Luke Sklar, president of Toronto-based market research broker Luke Sklar & Associates, which counts among its clients Heinz, CTV Television Network, Effem Foods, Pizza Hut, Purolator Courier, Black Photo and fashion retailer Dylex, says clients must be open-minded for research to be effective.

‘The question we ask our clients is, ‘What decision would you make if we didn’t commission any research?’ Sklar asks.

‘If they wouldn’t change their minds based on doing research, then we wouldn’t do any,’ he says.

‘Our job is to ensure our clients get a return on their research investment, which means they can make a decision with the right information by a) defining the problem, b) bringing the right supplier to the project at the right price and c) making sure that the information comes alive into a specific action plan.’

Sklar says many of the complaints attributed to poor market research can be blamed on clients and researchers who fail to properly define the question to be answered.

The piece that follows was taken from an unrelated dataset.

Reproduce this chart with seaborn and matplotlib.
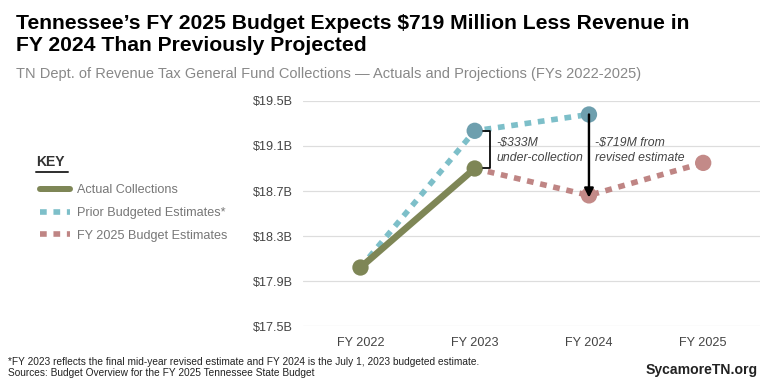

‘It’s interesting that the bad research, the mistakes made in research, are usually in the area of problem definition – asking the right question to the right problems,’ he says.

‘If I could change anything in the field of market research, I wouldn’t let anyone talk about methodology, not even mention the words `telephone interview’ or `focus group’ or anything, until they had defined the problem.’

While both Sklar and Wingrove agree that the quality of market research in Canada compares favorably to market research done anywhere else in the world, both say there is room for improvement.

For Sklar, faster turnaround is a key issue.

‘The world is moving faster, and my opinion is that research takes too long,’ he says. ‘In the age of the computer, the research industry could work harder at getting quality information to clients more quickly.’

For Wingrove, the issue is not so much in the handling of the information (although he says he would like to see the information made more easily available to clients on an ‘as required’ basis) as a lack of research on the structure of the Canadian marketplace.

As Wingrove explains it, much of the market research taking place in Canada is geared toward finding niche markets for specialty products, which he says the small Canadian market cannot support, except as cottage industries.

Instead, he says, there should be more market research geared toward finding commonalities in consumer tastes around which product franchises of sufficient size can be built to make them economically viable.

‘A lot of the research methodologies used in Canada are similar to, or lifted directly from the u.s., and a lot of them are oriented toward finding these specific small segment opportunities, and that just doesn’t work as well, given our restricted population base.’

Other than that, Wingrove says he feels his clients are well served by the market research services available to them.

Asked whether the market research available in Canada supports his clients’ decision-making to the extent that they would like, Wingrove says ‘No, I don’t think so, and it probably never will.

‘One of the big reasons for that is clients, quite frankly, have a much more optimistic opinion as to what research can do than is justified by what research is actually capable of doing,’ he says.

‘And it’s simply because, for most of the research we do, we are dealing with human beings. And human beings are notoriously difficult individuals to understand and predict.

‘So the best research can hope to do is understand the broad patterns. And we are pretty good at that most of the time.

‘But, unfortunately for clients, we are not dealing with a commodity in the form of human beings. They just don’t lend themselves to that kind of precision. And I hope they never will.’